August 12

What was advertised in a colonial American newspaper 250 years ago today?

Pennsylvania Gazette (August 12, 1772).

“He proposes to affix his Name on the Heads of all his Bolts, rolling Screens, and Fans.”

In the summer of 1772, John Sellers of Darby placed advertisements promoting “VARIOUS Kinds of Wire Work” in the Pennsylvania Gazette.  He made and sold “rolling Screens for cleaning Wheat,” “rolling Screens for cleaning Flaxseed from the yellow or wild Seed,” “small Bolts for separating the Cockle from the Flaxseed,” and “common Dutch Fans” for separating wheat from chaff.

Sellers presented a variety of reasons that readers in need of any of those devices should purchase them from him.  He promised that customers who “favour him with their Orders, may depend on their Work being done with Care,” reiterating a description of his products as “made in the neatest and best Manner.”  He also offered a guarantee, stating that “the Work [is] Warranted.  Furthermore, Sellers drew on long experience as an artisan who met the expectations of his clients.  He was “not pretending to perform that which he has not, in a great Number of Instance, given the utmost Satisfaction.”  Over time, he made “upwards of 50 rolling Screens for Wheat, and upwards of 70 for Flaxseed,” establishing his reputation.

Sellers did not expect prospective customers to visit his workshop in Darby, six miles away from Philadelphia, to examine his products or purchase them.  Instead, “for the Conveniency of his Customers,” he arranged to have them on display “in Plumsted’s Stores, in Philadelphia.”  Sellers instructed to customers to ask for John Brown to handle sales.  For those who wished to confer with the artisan directly, he advised that he “attends generally twice a Week, in Philadelphia.”  Anyone interested in contacting him directly could do so by “leaving a Line at the Conestogoe Waggon, in Market-street, or sending by the Post.”

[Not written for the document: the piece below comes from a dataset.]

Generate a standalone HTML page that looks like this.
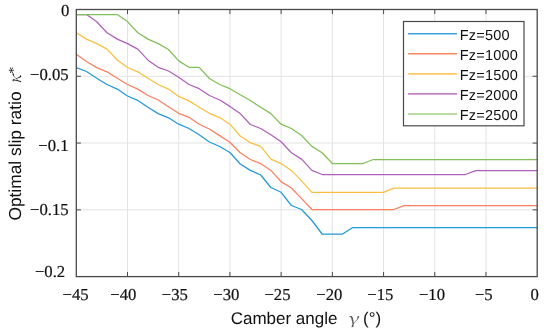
<!DOCTYPE html>
<html><head><meta charset="utf-8"><title>Optimal slip ratio vs camber angle</title>
<style>html,body{margin:0;padding:0;background:#fff;width:550px;height:336px;overflow:hidden}svg{display:block;text-rendering:geometricPrecision}.tk{font-family:"Liberation Serif","Times New Roman",serif;font-size:16.7px;fill:#111;stroke:#111;stroke-width:0.2px}.lg{font-family:"Liberation Sans",Arial,sans-serif;font-size:14.5px;letter-spacing:0.2px;fill:#111}.lb{font-family:"Liberation Sans",Arial,sans-serif;font-size:17px;fill:#111}.gk{font-family:"Noto Serif CJK SC","Liberation Serif",serif;font-size:16px;fill:#1a1a1a}.st{font-family:"Liberation Serif","Times New Roman",serif;font-size:14px;fill:#111}</style>
</head><body>
<svg width="550" height="336" viewBox="0 0 550 336"><rect width="550" height="336" fill="#fff"/><line x1="127.51" y1="9.50" x2="127.51" y2="276.60" stroke="#e3e3e3" stroke-width="1"/><line x1="178.72" y1="9.50" x2="178.72" y2="276.60" stroke="#e3e3e3" stroke-width="1"/><line x1="229.93" y1="9.50" x2="229.93" y2="276.60" stroke="#e3e3e3" stroke-width="1"/><line x1="281.14" y1="9.50" x2="281.14" y2="276.60" stroke="#e3e3e3" stroke-width="1"/><line x1="332.36" y1="9.50" x2="332.36" y2="276.60" stroke="#e3e3e3" stroke-width="1"/><line x1="383.57" y1="9.50" x2="383.57" y2="276.60" stroke="#e3e3e3" stroke-width="1"/><line x1="434.78" y1="9.50" x2="434.78" y2="276.60" stroke="#e3e3e3" stroke-width="1"/><line x1="485.99" y1="9.50" x2="485.99" y2="276.60" stroke="#e3e3e3" stroke-width="1"/><line x1="76.30" y1="76.28" x2="537.20" y2="76.28" stroke="#e3e3e3" stroke-width="1"/><line x1="76.30" y1="143.05" x2="537.20" y2="143.05" stroke="#e3e3e3" stroke-width="1"/><line x1="76.30" y1="209.83" x2="537.20" y2="209.83" stroke="#e3e3e3" stroke-width="1"/><polyline points="76.3,67.6 86.5,71.5 96.8,78.2 107.0,84.5 117.3,89.1 127.5,96.0 137.8,100.4 148.0,107.3 158.2,113.6 168.5,117.8 178.7,124.2 189.0,128.5 199.2,134.8 209.4,142.0 219.7,146.5 229.9,152.5 240.2,164.0 250.4,170.4 260.7,175.0 270.9,187.5 281.1,192.3 291.4,205.5 301.6,209.5 311.9,220.5 322.1,234.0 342.6,234.0 352.8,227.5 537.2,227.5" fill="none" stroke="#2299d8" stroke-width="1.25" stroke-linejoin="round"/><polyline points="76.3,54.2 86.5,61.5 96.8,67.6 107.0,71.8 117.3,78.2 127.5,84.5 137.8,89.1 148.0,95.5 158.2,100.0 168.5,106.8 178.7,113.3 189.0,117.3 199.2,124.2 209.4,129.0 219.7,135.6 229.9,142.2 240.2,152.8 250.4,159.5 260.7,163.6 270.9,170.4 281.1,181.6 291.4,188.0 301.6,198.6 311.9,209.5 393.8,209.5 404.1,205.7 537.2,205.7" fill="none" stroke="#f88060" stroke-width="1.25" stroke-linejoin="round"/><polyline points="76.3,32.7 86.5,39.1 96.8,43.6 107.0,49.1 117.3,60.0 127.5,67.5 137.8,71.8 148.0,78.2 158.2,84.5 168.5,89.1 178.7,96.4 189.0,100.9 199.2,107.3 209.4,113.3 219.7,117.6 229.9,124.2 240.2,136.0 250.4,142.7 260.7,146.4 270.9,159.1 281.1,163.6 291.4,170.4 301.6,180.9 311.9,192.3 383.6,192.3 393.8,188.2 537.2,188.2" fill="none" stroke="#f9c040" stroke-width="1.25" stroke-linejoin="round"/><polyline points="76.3,14.6 86.5,14.6 96.8,21.8 107.0,32.7 117.3,39.1 127.5,43.6 137.8,49.1 148.0,60.2 158.2,67.3 168.5,71.0 178.7,77.3 189.0,84.5 199.2,88.7 209.4,95.5 219.7,100.0 229.9,106.4 240.2,113.6 250.4,124.5 260.7,128.5 270.9,134.8 281.1,141.8 291.4,152.7 301.6,159.1 311.9,170.4 322.1,174.5 465.5,174.5 475.7,170.6 537.2,170.6" fill="none" stroke="#b060bc" stroke-width="1.25" stroke-linejoin="round"/><polyline points="76.3,14.6 117.3,14.6 127.5,21.6 137.8,32.7 148.0,39.1 158.2,43.6 168.5,49.5 178.7,60.9 189.0,67.3 199.2,67.3 209.4,78.5 219.7,84.5 229.9,88.7 240.2,94.8 250.4,100.5 260.7,107.3 270.9,113.6 281.1,124.2 291.4,128.5 301.6,135.5 311.9,146.4 322.1,152.7 332.4,163.5 363.1,163.5 373.3,159.5 537.2,159.5" fill="none" stroke="#80c058" stroke-width="1.25" stroke-linejoin="round"/><line x1="127.51" y1="276.60" x2="127.51" y2="272.00" stroke="#4a4a4a" stroke-width="1"/><line x1="127.51" y1="9.50" x2="127.51" y2="14.10" stroke="#4a4a4a" stroke-width="1"/><line x1="178.72" y1="276.60" x2="178.72" y2="272.00" stroke="#4a4a4a" stroke-width="1"/><line x1="178.72" y1="9.50" x2="178.72" y2="14.10" stroke="#4a4a4a" stroke-width="1"/><line x1="229.93" y1="276.60" x2="229.93" y2="272.00" stroke="#4a4a4a" stroke-width="1"/><line x1="229.93" y1="9.50" x2="229.93" y2="14.10" stroke="#4a4a4a" stroke-width="1"/><line x1="281.14" y1="276.60" x2="281.14" y2="272.00" stroke="#4a4a4a" stroke-width="1"/><line x1="281.14" y1="9.50" x2="281.14" y2="14.10" stroke="#4a4a4a" stroke-width="1"/><line x1="332.36" y1="276.60" x2="332.36" y2="272.00" stroke="#4a4a4a" stroke-width="1"/><line x1="332.36" y1="9.50" x2="332.36" y2="14.10" stroke="#4a4a4a" stroke-width="1"/><line x1="383.57" y1="276.60" x2="383.57" y2="272.00" stroke="#4a4a4a" stroke-width="1"/><line x1="383.57" y1="9.50" x2="383.57" y2="14.10" stroke="#4a4a4a" stroke-width="1"/><line x1="434.78" y1="276.60" x2="434.78" y2="272.00" stroke="#4a4a4a" stroke-width="1"/><line x1="434.78" y1="9.50" x2="434.78" y2="14.10" stroke="#4a4a4a" stroke-width="1"/><line x1="485.99" y1="276.60" x2="485.99" y2="272.00" stroke="#4a4a4a" stroke-width="1"/><line x1="485.99" y1="9.50" x2="485.99" y2="14.10" stroke="#4a4a4a" stroke-width="1"/><line x1="76.30" y1="76.28" x2="80.90" y2="76.28" stroke="#4a4a4a" stroke-width="1"/><line x1="537.20" y1="76.28" x2="532.60" y2="76.28" stroke="#4a4a4a" stroke-width="1"/><line x1="76.30" y1="143.05" x2="80.90" y2="143.05" stroke="#4a4a4a" stroke-width="1"/><line x1="537.20" y1="143.05" x2="532.60" y2="143.05" stroke="#4a4a4a" stroke-width="1"/><line x1="76.30" y1="209.83" x2="80.90" y2="209.83" stroke="#4a4a4a" stroke-width="1"/><line x1="537.20" y1="209.83" x2="532.60" y2="209.83" stroke="#4a4a4a" stroke-width="1"/><rect x="76.30" y="9.50" width="460.90" height="267.10" fill="none" stroke="#4a4a4a" stroke-width="1.3"/><text class="tk" x="69.3" y="16.2" text-anchor="end">0</text><text class="tk" x="68.6" y="80.3" text-anchor="end">−0.05</text><text class="tk" x="68.6" y="150.7" text-anchor="end">−0.1</text><text class="tk" x="68.6" y="215.3" text-anchor="end">−0.15</text><text class="tk" x="65.2" y="276.7" text-anchor="end">−0.2</text><text class="tk" x="75.6" y="299.9" text-anchor="middle">−45</text><text class="tk" x="123.4" y="299.9" text-anchor="middle">−40</text><text class="tk" x="174.9" y="299.9" text-anchor="middle">−35</text><text class="tk" x="226.4" y="299.9" text-anchor="middle">−30</text><text class="tk" x="277.5" y="299.9" text-anchor="middle">−25</text><text class="tk" x="329.4" y="299.9" text-anchor="middle">−20</text><text class="tk" x="380.3" y="299.9" text-anchor="middle">−15</text><text class="tk" x="432.0" y="299.9" text-anchor="middle">−10</text><text class="tk" x="483.8" y="299.9" text-anchor="middle">−5</text><text class="tk" x="534.7" y="299.9" text-anchor="middle">0</text><rect x="403.5" y="21.5" width="120.5" height="104.3" fill="#fff" stroke="#4a4a4a" stroke-width="1.2"/><line x1="408.00" y1="33.75" x2="457.00" y2="33.75" stroke="#40a2dc" stroke-width="1.6"/><text class="lg" x="459.8" y="40.1">Fz=500</text><line x1="408.00" y1="53.80" x2="457.00" y2="53.80" stroke="#fa875f" stroke-width="1.6"/><text class="lg" x="459.8" y="60.2">Fz=1000</text><line x1="408.00" y1="73.85" x2="457.00" y2="73.85" stroke="#fec864" stroke-width="1.6"/><text class="lg" x="459.8" y="80.2">Fz=1500</text><line x1="408.00" y1="93.90" x2="457.00" y2="93.90" stroke="#c382c8" stroke-width="1.6"/><text class="lg" x="459.8" y="100.3">Fz=2000</text><line x1="408.00" y1="113.95" x2="457.00" y2="113.95" stroke="#a0d082" stroke-width="1.6"/><text class="lg" x="459.8" y="120.4">Fz=2500</text><text class="lb" x="230.7" y="323.8">Camber angle</text><text class="gk" style="fill:#5a5a5a" transform="translate(347.6,324) skewX(-12) scale(1.3,0.95)" x="0" y="0">γ</text><text class="lb" x="363" y="323.8">(°)</text><g transform="translate(21.0,220.6) rotate(-90)"><text class="lb" x="0" y="0" style="font-size:17.35px">Optimal slip ratio</text><text class="gk" transform="translate(136.6,0.3) skewX(-14)" x="0" y="0">κ</text><text class="st" x="146.8" y="-2.8">*</text></g></svg>
</body></html>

To attract notice to the various appeals he deployed in the copy of his advertisement, Sellers adorned it with a woodcut depicting one of the rolling screens he constructed.  He commissioned that image at least five years earlier, having included it in an advertisement that ran in the Pennsylvania Gazette in September 1767.  Just as sellers aimed to make his newspaper notice distinctive, he also marked the items he made in his workshop.  He informed his customers that he “affix[ed] his Name on the Heads of all his Bolts, rolling Screens, and Fans.”  That demonstrated pride in his craft while also marketing his products every time someone encountered his name on this equipment after it left his workshop. Sellers did not limit his marketing strategy to describing his products.  Instead, he used distinctive marks to draw attention, both an image in his newspaper advertisement and his name branding his bolts, screens, and fans.